Now during startup, svc.startd(1) calls ct_event_reset(3), and this is really the interesting bit here:
The ct_event_reset() function resets the ___location of the
listener to the beginning of the queue. This function can be
used to re-read events, or read events that were sent before
the event endpoint was opened. Informative and acknowledged
critical events, however, might have been removed from the
queue.
I'm willing to entertain the idea that with this feature, SMF can properly track the state of the services that its previous incarnation launched, even if it crashed in the middle of handling an event.
With any luck it will also handle the situation if a supervised process exits after the service manager crashes, and before it is restarted,
as the contact should buffer the event in the kernel until it is read.
Notably this is a Solaris specific kernel feature of the contract(4) filesystem; does Linux have anything equivalent in cgroups or somewhere?
The other SMF process, svc.configd, uses an SQLite database (actually 2, a persistent one and a tmpfs one for runtime state), so it's plausible that it's properly transactional.
> If we take your logic to its conclusion, we should just run everything in ring 0 with a single unisolated address space, because hey, anything can fail.
That is an entirely erroneous extrapolation, as I never claimed any other single point of failure [in user-space] than the service manager.
> I never claimed any other single point of failure [in user-space] than the service manager.
If all of one's system and service management relies upon a system-wide software "bus", then another similar problem is what to do when one has restarted the "bus" broker service and it has lost track of all active clients and servers.
Related problems are what to do when one cannot shut down one's log daemon because the only way to reach its control interface is via a "bus" broker service, and the broker in turn relies upon logging being available until it is shut down. Again, this is an example of engineering tradeoffs. Choose one big centralized logger daemon for logging everything, and this complexity and interdependence is a consequence. A different design is to have multiple log daemons, independent of one another. With the cyclog@dbus service logging to /var/log and that log daemon's own and the service manager's log output being logged by a different daemon to /run/system-manager/log/, one can shut down the separate logging services at separate points in the shutdown procedure.
It's literally named SRC_kex.ext? So... would it be fair to say that part of SRC is implemented in kernel-space? The manual page gives me this impression.
That could very well be a solution to the problem, but perhaps not one that vezzy-fnord was hoping for.
I actually wanted to link the second of your linked comments but couldn't find it unfortunately.

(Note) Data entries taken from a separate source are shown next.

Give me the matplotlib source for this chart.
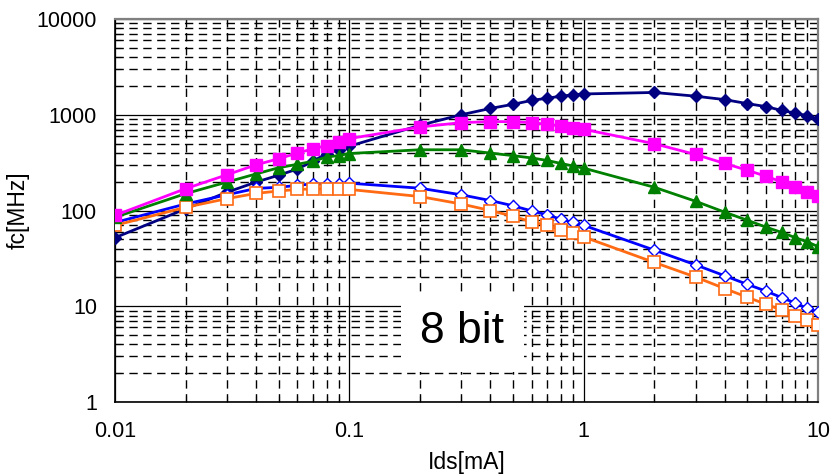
import numpy as np
import matplotlib
matplotlib.use("Agg")
import matplotlib.pyplot as plt
from matplotlib.ticker import LogLocator, FixedLocator, FixedFormatter, NullFormatter

plt.rcParams['font.family'] = ['Liberation Sans', 'DejaVu Sans']

# Ids [mA]
ids = [0.01, 0.02, 0.03, 0.04, 0.05, 0.06, 0.07, 0.08, 0.09, 0.1,
       0.2, 0.3, 0.4, 0.5, 0.6, 0.7, 0.8, 0.9, 1,
       2, 3, 4, 5, 6, 7, 8, 9, 10]

# fc [MHz] per series
fc_navy = [52, 104, 155, 198, 234, 271, 327, 394, 431, 470,
           776, 1000, 1165, 1287, 1413, 1491, 1564, 1617, 1650,
           1710, 1564, 1440, 1307, 1217, 1110, 1040, 980, 900]
fc_magenta = [89, 169, 236, 300, 348, 398, 441, 477, 515, 564,
              745, 828, 848, 848, 828, 794, 763, 732, 705,
              499, 385, 310, 263, 228, 199, 177, 155, 142]
fc_green = [85, 150, 198, 241, 280, 304, 327, 362, 375, 394,
            431, 431, 398, 374, 354, 333, 310, 292, 277,
            175, 125, 96, 79, 67, 59, 52, 47, 42]
fc_blue = [75, 117, 146, 170, 175, 183, 190, 190, 190, 193,
           171, 146, 127, 112, 99, 90, 81, 75, 70,
           38.6, 27.1, 20.8, 16.9, 14.4, 12.3, 10.8, 9.5, 8.7]
fc_orange = [70, 108, 133, 151, 160, 166, 168, 168, 168, 166,
             140, 117, 100, 87, 76, 70, 63, 58, 53,
             28.7, 20.2, 15.3, 12.4, 10.5, 9.1, 7.9, 7.1, 6.3]

x_ticks = [0.01, 0.1, 1, 10]
x_labels = ['0.01', '0.1', '1', '10']
y_ticks = [1, 10, 100, 1000, 10000]
y_labels = ['1', '10', '100', '1000', '10000']

fig = plt.figure(figsize=(8.31, 4.76), dpi=100)
ax = fig.add_axes([0.1384, 0.1555, 0.8460, 0.8045])

ax.plot(ids, fc_navy, color='#000080', lw=2.0, marker='D', ms=6.5, zorder=3)
ax.plot(ids, fc_blue, color='#0000ff', lw=2.0, marker='D', ms=6.5,
        mfc='white', mec='#0000ff', mew=1.0, zorder=3)
ax.plot(ids, fc_orange, color='#ff6a13', lw=2.0, marker='s', ms=8,
        mfc='white', mec='#ff6a13', mew=1.2, zorder=3)
ax.plot(ids, fc_green, color='#008000', lw=2.0, marker='^', ms=8.5, zorder=4)
ax.plot(ids, fc_magenta, color='#ff00ff', lw=2.0, marker='s', ms=8, zorder=4)

ax.set_xscale('log')
ax.set_yscale('log')
ax.set_xlim(0.01, 10)
ax.set_ylim(1, 10000)

ax.xaxis.set_major_locator(FixedLocator(x_ticks))
ax.xaxis.set_major_formatter(FixedFormatter(x_labels))
ax.yaxis.set_major_locator(FixedLocator(y_ticks))
ax.yaxis.set_major_formatter(FixedFormatter(y_labels))
ax.xaxis.set_minor_locator(LogLocator(base=10, subs=np.arange(2, 10)))
ax.yaxis.set_minor_locator(LogLocator(base=10, subs=np.arange(2, 10)))
ax.xaxis.set_minor_formatter(NullFormatter())
ax.yaxis.set_minor_formatter(NullFormatter())

ax.grid(True, which='major', color='black', lw=0.9, ls='-')
ax.grid(True, which='minor', color='black', lw=1.0, ls=(0, (6, 4)))
ax.set_axisbelow(True)

ax.tick_params(which='major', direction='in', length=0, labelsize=15.5)
ax.tick_params(axis='x', which='major', pad=14)
ax.tick_params(axis='y', which='major', pad=13)
ax.tick_params(which='minor', direction='in', length=4, width=0.8)

for s in ['left', 'bottom']:
    ax.spines[s].set_color('black')
    ax.spines[s].set_linewidth(1.2)
for s in ['top', 'right']:
    ax.spines[s].set_color('#808080')
    ax.spines[s].set_linewidth(1.6)

ax.set_xlabel('Ids[mA]', fontsize=16.5, labelpad=6)
ax.set_ylabel('fc[MHz]', fontsize=16.5, labelpad=5)

ax.text(0.494, 0.183, '8 bit', transform=ax.transAxes, ha='center', va='center',
        fontsize=32, bbox=dict(facecolor='white', edgecolor='none', pad=14), zorder=5)

fig.savefig('out.png', dpi=100)
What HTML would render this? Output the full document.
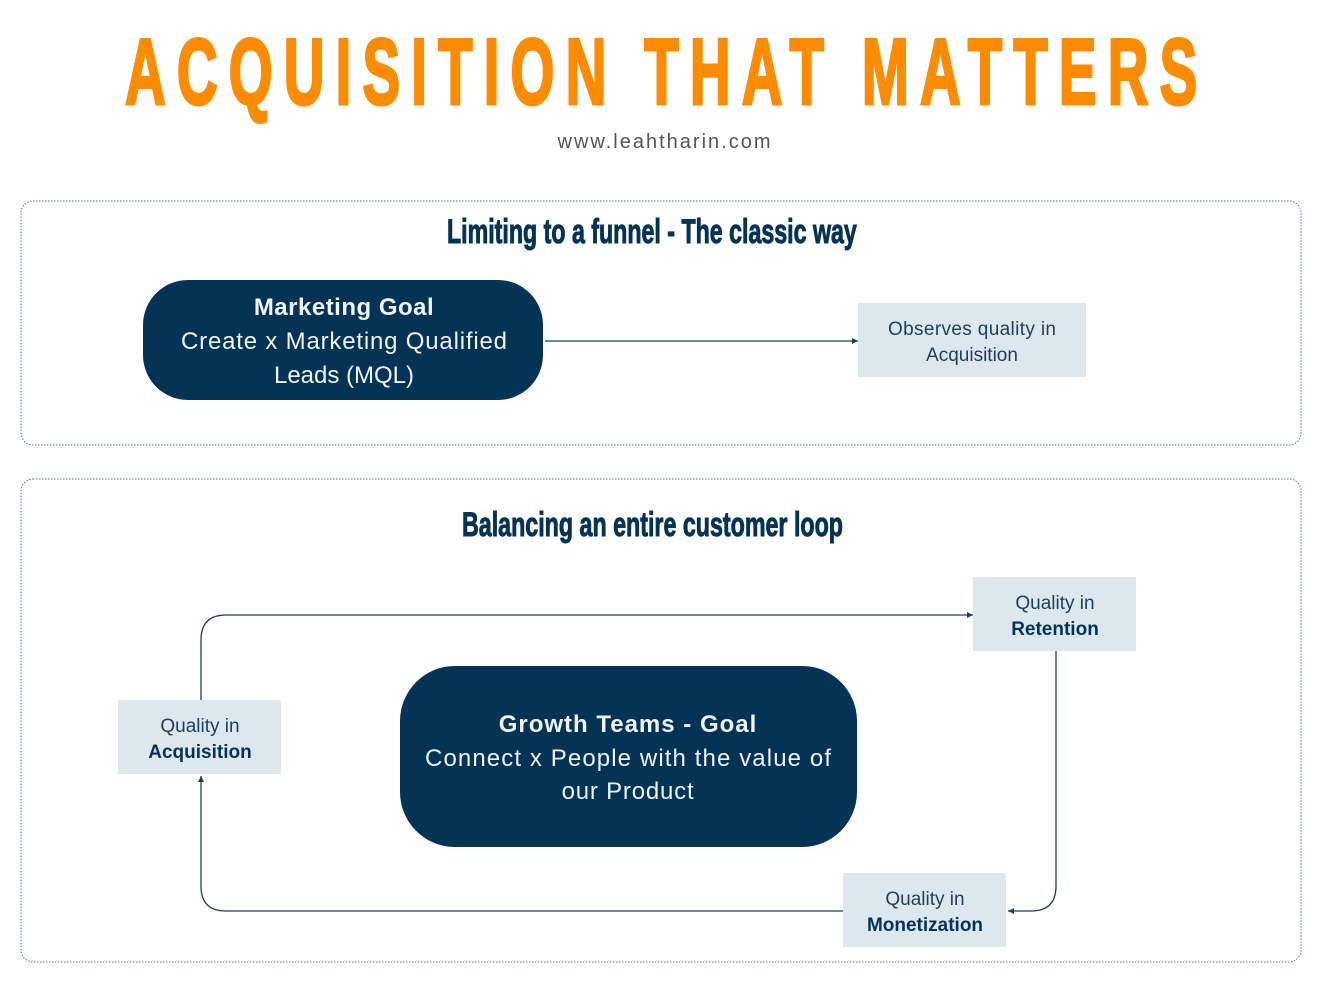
<!DOCTYPE html>
<html><head><meta charset="utf-8"><style>
html,body{margin:0;padding:0;background:#fff;}
svg{display:block;}
</style></head><body>
<svg width="1320" height="985" viewBox="0 0 1320 985" xmlns="http://www.w3.org/2000/svg">
<defs>
<marker id="ar" markerWidth="8" markerHeight="8" refX="6" refY="4" orient="auto" markerUnits="userSpaceOnUse">
<path d="M0,1 L6,4 L0,7 Z" fill="#1d3f5e"/>
</marker>
</defs>
<text transform="translate(125,104) scale(0.6,1)" font-family="Liberation Sans, sans-serif" font-weight="bold" font-size="94" fill="#ff8c00" stroke="#ff8c00" stroke-width="3" textLength="1787" lengthAdjust="spacing">ACQUISITION THAT MATTERS</text>
<text x="665" y="148" text-anchor="middle" font-family="Liberation Sans, sans-serif" font-size="20" fill="#555" letter-spacing="2">www.leahtharin.com</text>

<rect x="21" y="201" width="1280" height="244" rx="12" fill="none" stroke="#4a78a0" stroke-width="1" stroke-dasharray="1.5,1.5"/>
<rect x="21" y="479" width="1280" height="483" rx="12" fill="none" stroke="#4a78a0" stroke-width="1" stroke-dasharray="1.5,1.5"/>

<text transform="translate(447,243) scale(0.6,1)" font-family="Liberation Sans, sans-serif" font-weight="bold" font-size="34" fill="#043356" stroke="#043356" stroke-width="1" textLength="683" lengthAdjust="spacingAndGlyphs">Limiting to a funnel - The classic way</text>
<text transform="translate(462,536) scale(0.6,1)" font-family="Liberation Sans, sans-serif" font-weight="bold" font-size="34" fill="#043356" stroke="#043356" stroke-width="1" textLength="635" lengthAdjust="spacingAndGlyphs">Balancing an entire customer loop</text>

<rect x="143" y="280" width="400" height="120" rx="45" fill="#043356"/>
<g font-family="Liberation Sans, sans-serif" fill="#eef3f7" text-anchor="middle" font-size="24">
<text x="344" y="315" font-weight="bold" letter-spacing="0.5">Marketing Goal</text>
<text x="344" y="349" textLength="326" lengthAdjust="spacing">Create x Marketing Qualified</text>
<text x="344" y="383">Leads (MQL)</text>
</g>
<line x1="545" y1="341" x2="858" y2="341" stroke="#1d3f5e" stroke-width="1.3" marker-end="url(#ar)"/>
<rect x="858" y="303" width="228" height="74" fill="#dde7ee"/>
<g font-family="Liberation Sans, sans-serif" fill="#1d3f5e" text-anchor="middle" font-size="19">
<text x="972" y="335" textLength="168" lengthAdjust="spacing">Observes quality in</text>
<text x="972" y="361">Acquisition</text>
</g>

<rect x="400" y="666" width="457" height="181" rx="55" fill="#043356"/>
<g font-family="Liberation Sans, sans-serif" fill="#eef3f7" text-anchor="middle" font-size="24">
<text x="628" y="732" font-weight="bold" letter-spacing="1">Growth Teams - Goal</text>
<text x="628" y="766" textLength="406" lengthAdjust="spacing">Connect x People with the value of</text>
<text x="628" y="799" letter-spacing="0.8">our Product</text>
</g>

<g fill="none" stroke="#1d3f5e" stroke-width="1.3">
<path d="M201,700 L201,640 Q201,615 226,615 L973,615" marker-end="url(#ar)"/>
<path d="M1056,651 L1056,886 Q1056,911 1031,911 L1008,911" marker-end="url(#ar)"/>
<path d="M843,911 L226,911 Q201,911 201,886 L201,776" marker-end="url(#ar)"/>
</g>

<rect x="973" y="577" width="163" height="74" fill="#dde7ee"/>
<rect x="118" y="700" width="163" height="74" fill="#dde7ee"/>
<rect x="843" y="873" width="163" height="74" fill="#dde7ee"/>
<g font-family="Liberation Sans, sans-serif" fill="#1d3f5e" text-anchor="middle" font-size="19">
<text x="1055" y="609">Quality in</text>
<text x="1055" y="635" font-weight="bold" fill="#043356">Retention</text>
<text x="200" y="732">Quality in</text>
<text x="200" y="758" font-weight="bold" fill="#043356">Acquisition</text>
<text x="925" y="905">Quality in</text>
<text x="925" y="931" font-weight="bold" fill="#043356">Monetization</text>
</g>
</svg>
</body></html>
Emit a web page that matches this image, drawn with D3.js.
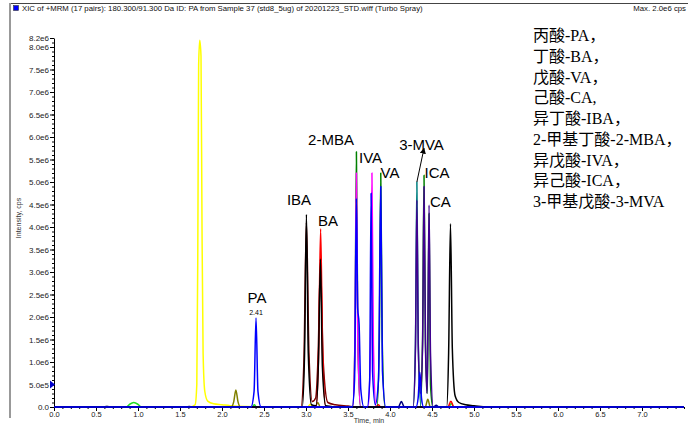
<!DOCTYPE html>
<html>
<head>
<meta charset="utf-8">
<script src="https://cdn.jsdelivr.net/npm/d3@7"></script>
<style>
  body { margin: 0; background: #fff; }
  svg { display: block; }
</style>
</head>
<body>
<svg id="chart" width="688" height="425"></svg>
<script>
// x ticks (min) and y ticks (cps)
var xTickValues = [0, 0.5, 1, 1.5, 2, 2.5, 3, 3.5, 4, 4.5, 5, 5.5, 6, 6.5, 7];
var xTickLabels = ["0.0", "0.5", "1.0", "1.5", "2.0", "2.5", "3.0", "3.5", "4.0", "4.5", "5.0", "5.5", "6.0", "6.5", "7.0"];
var yTickValues = [0, 5e5, 1e6, 1.5e6, 2e6, 2.5e6, 3e6, 3.5e6, 4e6, 4.5e6, 5e6, 5.5e6, 6e6, 6.5e6, 7e6, 7.5e6, 8e6, 8.2e6];
var yTickLabels = ["0.0", "5.0e5", "1.0e6", "1.5e6", "2.0e6", "2.5e6", "3.0e6", "3.5e6", "4.0e6", "4.5e6", "5.0e6", "5.5e6", "6.0e6", "6.5e6", "7.0e6", "7.5e6", "8.0e6", "8.2e6"];

// one XIC trace per colour: [time, intensity]
var grayTrace = [[0,0],[0.6,0],[0.63,0.03e6],[0.66,0],[1.58,0],[1.61,0.02e6],[1.64,0],[7.5,0]];
var yellowTrace = [[0,0],[1.62,0],[1.68,0.05e6],[1.70,0.5e6],[1.712,3.5e6],[1.722,7.6e6],[1.735,8.15e6],[1.75,7.8e6],[1.762,4.0e6],[1.775,1.2e6],[1.795,0.35e6],[1.83,0.13e6],[1.9,0.07e6],[2.0,0.05e6],[2.1,0.03e6],[2.3,0.01e6],[2.5,0],[3.02,0],[3.05,0.06e6],[3.08,0],[7.5,0]];
var oliveTrace = [[0,0],[2.11,0],[2.14,0.12e6],[2.165,0.38e6],[2.19,0.12e6],[2.22,0],[3.11,0],[3.14,0.1e6],[3.17,0],[4.42,0],[4.45,0.17e6],[4.48,0],[7.5,0]];
var limeTrace = [[0,0],[0.86,0],[0.9,0.06e6],[0.95,0.1e6],[1.0,0.06e6],[1.04,0],[2.36,0],[2.385,0.05e6],[2.41,0],[4.70,0],[4.73,0.08e6],[4.76,0],[7.5,0]];
var darkRedTrace = [[0,0],[2.94,0],[2.975,1.0e6],[3.005,4.1e6],[3.035,1.2e6],[3.075,0.12e6],[3.115,0.2e6],[3.145,1.2e6],[3.172,3.2e6],[3.205,1.0e6],[3.26,0.1e6],[3.35,0.05e6],[3.5,0.02e6],[3.6,0],[7.5,0]];
var redTrace = [[0,0],[3.12,0],[3.15,1.2e6],[3.174,3.96e6],[3.198,1.2e6],[3.235,0],[3.83,0],[3.86,0.05e6],[3.89,0],[4.69,0],[4.725,0.13e6],[4.76,0],[7.5,0]];
var greenTrace = [[0,0],[3.555,0],[3.583,1.5e6],[3.60,5.67e6],[3.617,1.5e6],[3.65,0],[3.845,0],[3.873,1.5e6],[3.89,5.2e6],[3.907,1.5e6],[3.94,0],[4.36,0],[4.388,1.5e6],[4.405,5.15e6],[4.422,1.5e6],[4.445,0.3e6],[4.465,4.3e6],[4.482,0.5e6],[4.51,0],[7.5,0]];
var tealTrace = [[0,0],[4.275,0],[4.303,1.4e6],[4.32,5.0e6],[4.337,1.4e6],[4.37,0],[7.5,0]];
var magentaTrace = [[0,0],[3.555,0],[3.583,1.4e6],[3.60,5.2e6],[3.617,1.4e6],[3.65,0],[3.74,0],[3.768,1.4e6],[3.785,5.2e6],[3.802,1.4e6],[3.835,0],[7.5,0]];
var indigoTrace = [[0,0],[4.275,0],[4.303,1.3e6],[4.32,4.6e6],[4.337,1.3e6],[4.362,0.3e6],[4.388,1.4e6],[4.405,4.9e6],[4.422,1.4e6],[4.44,0.3e6],[4.448,1.2e6],[4.465,4.49e6],[4.482,1.2e6],[4.515,0],[7.5,0]];
var navyTrace = [[0,0],[4.10,0],[4.135,0.12e6],[4.17,0],[4.52,0],[4.55,0.04e6],[4.58,0],[7.5,0]];
var blackTrace = [[0,0],[2.955,0],[2.983,1.2e6],[3.005,4.28e6],[3.027,1.2e6],[3.065,0.05e6],[3.12,0.03e6],[3.148,1.0e6],[3.172,3.29e6],[3.195,0.9e6],[3.235,0.03e6],[3.4,0],[4.675,0],[4.698,1.2e6],[4.72,4.07e6],[4.742,1.3e6],[4.775,0.25e6],[4.82,0.1e6],[4.9,0.05e6],[5.0,0.03e6],[5.15,0],[7.5,0]];
var blueTrace = [[0,0],[2.345,0],[2.382,0.35e6],[2.405,1.98e6],[2.428,0.35e6],[2.465,0],[3.55,0],[3.578,0.6e6],[3.60,4.64e6],[3.615,2.2e6],[3.632,1.85e6],[3.652,0.4e6],[3.69,0],[3.73,0],[3.758,0.6e6],[3.775,4.75e6],[3.792,0.8e6],[3.825,0.05e6],[3.863,0.6e6],[3.89,4.9e6],[3.91,0.8e6],[3.95,0],[4.31,0],[4.335,0.2e6],[4.355,0.78e6],[4.375,0.2e6],[4.40,0],[7.5,0]];

var traces = [
  {data: grayTrace, color: "#b0b0b0"},
  {data: yellowTrace, color: "#ffff00"},
  {data: oliveTrace, color: "#808000"},
  {data: limeTrace, color: "#22dd22"},
  {data: darkRedTrace, color: "#800000"},
  {data: redTrace, color: "#ff0000"},
  {data: greenTrace, color: "#008000"},
  {data: tealTrace, color: "#008080"},
  {data: magentaTrace, color: "#ff00ff"},
  {data: indigoTrace, color: "#400090"},
  {data: navyTrace, color: "#000080"},
  {data: blackTrace, color: "#000000"},
  {data: blueTrace, color: "#0000ff"}
];

// peak labels, anchored in data space
var peakLabels = [
  {text: "PA", t: 2.417, v: 2.31e6, size: 15},
  {text: "2.41", t: 2.405, v: 2.04e6, size: 7},
  {text: "IBA", t: 2.917, v: 4.49e6, size: 15},
  {text: "BA", t: 3.262, v: 4.02e6, size: 15},
  {text: "2-MBA", t: 3.298, v: 5.82e6, size: 15},
  {text: "IVA", t: 3.768, v: 5.42e6, size: 15},
  {text: "VA", t: 4.0, v: 5.09e6, size: 15},
  {text: "3-MVA", t: 4.375, v: 5.71e6, size: 15},
  {text: "ICA", t: 4.56, v: 5.09e6, size: 15},
  {text: "CA", t: 4.60, v: 4.44e6, size: 15}
];

var legendLines = ["丙酸-PA，", "丁酸-BA，", "戊酸-VA，", "己酸-CA,", "异丁酸-IBA，", "2-甲基丁酸-2-MBA，", "异戊酸-IVA，", "异己酸-ICA，", "3-甲基戊酸-3-MVA"];

var headerText = "XIC of +MRM (17 pairs): 180.300/91.300 Da ID: PA from Sample 37 (std8_5ug) of 20201223_STD.wiff (Turbo Spray)";
var maxText = "Max. 2.0e6 cps";

var svg = d3.select("#chart");
var sans = "'Liberation Sans', Arial, sans-serif";

var x = d3.scaleLinear().domain([0, 7.5]).range([54, 684]);
var y = d3.scaleLinear().domain([0, 8.2e6]).range([407, 38]);

// frame + header
svg.append("line").attr("x1", 10).attr("x2", 688).attr("y1", 3.5).attr("y2", 3.5)
  .attr("stroke", "#444").attr("stroke-width", 1);
svg.append("rect").attr("x", 9).attr("y", 3).attr("width", 2).attr("height", 415).attr("fill", "#999");
svg.append("rect").attr("x", 13.5).attr("y", 5.5).attr("width", 5).attr("height", 5)
  .attr("fill", "#0000ff").attr("stroke", "#333").attr("stroke-width", 0.6);

var head = svg.append("text").attr("x", 22).attr("y", 11)
  .attr("font-family", sans).attr("font-size", 7).attr("fill", "#111").text(headerText);
var hw = head.node().getComputedTextLength();
head.attr("font-size", 7 * 401 / hw);
svg.append("text").attr("x", 686).attr("y", 11).attr("text-anchor", "end")
  .attr("font-family", sans).attr("font-size", 7 * 401 / hw).attr("fill", "#111").text(maxText);

// axes
var xMinor = d3.range(0, 76).map(function(i) { return i / 10; });
var yMinor = d3.range(0, 83).map(function(i) { return i * 1e5; });

svg.append("g").attr("transform", "translate(0,407)")
  .call(d3.axisBottom(x).tickValues(xMinor).tickSize(2).tickFormat("").tickSizeOuter(0))
  .call(function(g) { g.select(".domain").remove(); });
var gx = svg.append("g").attr("transform", "translate(0,407)")
  .call(d3.axisBottom(x).tickValues(xTickValues)
    .tickFormat(function(d, i) { return xTickLabels[i]; })
    .tickSize(4).tickPadding(1).tickSizeOuter(0));
gx.selectAll("text").attr("font-family", sans).attr("font-size", 7.5).attr("fill", "#222");

svg.append("g").attr("transform", "translate(54,0)")
  .call(d3.axisLeft(y).tickValues(yMinor).tickSize(2).tickFormat("").tickSizeOuter(0))
  .call(function(g) { g.select(".domain").remove(); });
var gy = svg.append("g").attr("transform", "translate(54,0)")
  .call(d3.axisLeft(y).tickValues(yTickValues)
    .tickFormat(function(d, i) { return yTickLabels[i]; })
    .tickSize(4).tickPadding(1).tickSizeOuter(0));
gy.selectAll("text").attr("font-family", sans).attr("font-size", 8).attr("fill", "#222");

svg.append("text").attr("transform", "translate(21,218) rotate(-90)").attr("text-anchor", "middle")
  .attr("font-family", sans).attr("font-size", 7).attr("fill", "#333").text("Intensity, cps");
svg.append("text").attr("x", 369).attr("y", 423).attr("text-anchor", "middle")
  .attr("font-family", sans).attr("font-size", 7).attr("fill", "#333").text("Time, min");

// traces
var line = d3.line()
  .x(function(d) { return x(d[0]); })
  .y(function(d) { return y(d[1]); })
  .curve(d3.curveMonotoneX);

svg.append("g").selectAll("path").data(traces).enter().append("path")
  .attr("d", function(d) { return line(d.data); })
  .attr("fill", "none")
  .attr("stroke", function(d) { return d.color; })
  .attr("stroke-width", 1.5)
  .attr("stroke-linejoin", "round");

// threshold marker on y axis
var ty = y(5e5);
svg.append("path").attr("d", "M50," + (ty - 4) + "L55," + ty + "L50," + (ty + 4) + "Z").attr("fill", "#0000cc");

// peak labels
svg.append("g").selectAll("text").data(peakLabels).enter().append("text")
  .attr("x", function(d) { return x(d.t); })
  .attr("y", function(d) { return y(d.v); })
  .attr("text-anchor", "middle")
  .attr("font-family", sans)
  .attr("font-size", function(d) { return d.size; })
  .attr("fill", "#000")
  .text(function(d) { return d.text; });

// arrow to 3-MVA
svg.append("defs").append("marker").attr("id", "arrow").attr("viewBox", "0 0 10 10")
  .attr("refX", 9).attr("refY", 5).attr("markerWidth", 6).attr("markerHeight", 6).attr("orient", "auto")
  .append("path").attr("d", "M0,0L10,5L0,10Z").attr("fill", "#000");
svg.append("line")
  .attr("x1", x(4.32)).attr("y1", y(5.0e6))
  .attr("x2", x(4.405)).attr("y2", y(5.75e6))
  .attr("stroke", "#000").attr("stroke-width", 1).attr("marker-end", "url(#arrow)");

// compound legend
svg.append("g").selectAll("text").data(legendLines).enter().append("text")
  .attr("x", 533)
  .attr("y", function(d, i) { return 41 + i * 20.75; })
  .attr("font-family", "'Liberation Serif', 'Noto Sans CJK SC', serif")
  .attr("font-size", 16)
  .attr("fill", "#000")
  .text(function(d) { return d; });
</script>
</body>
</html>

If your service manager process were to crash, what are you going to do about it?
If you restart the service manager, it won't know what state the system is in, which services are running and which are not, which services were running at the time when it crashed but then stopped just before it restarted, etc.
How are you going to do that in a race-free and reliable way that is actually better in practice than the alternative (reboot)?
And if your service manager is a single point of failure, it doesn't matter much which PID it's running it, it has to be perfectly reliable anyway (just like the kernel).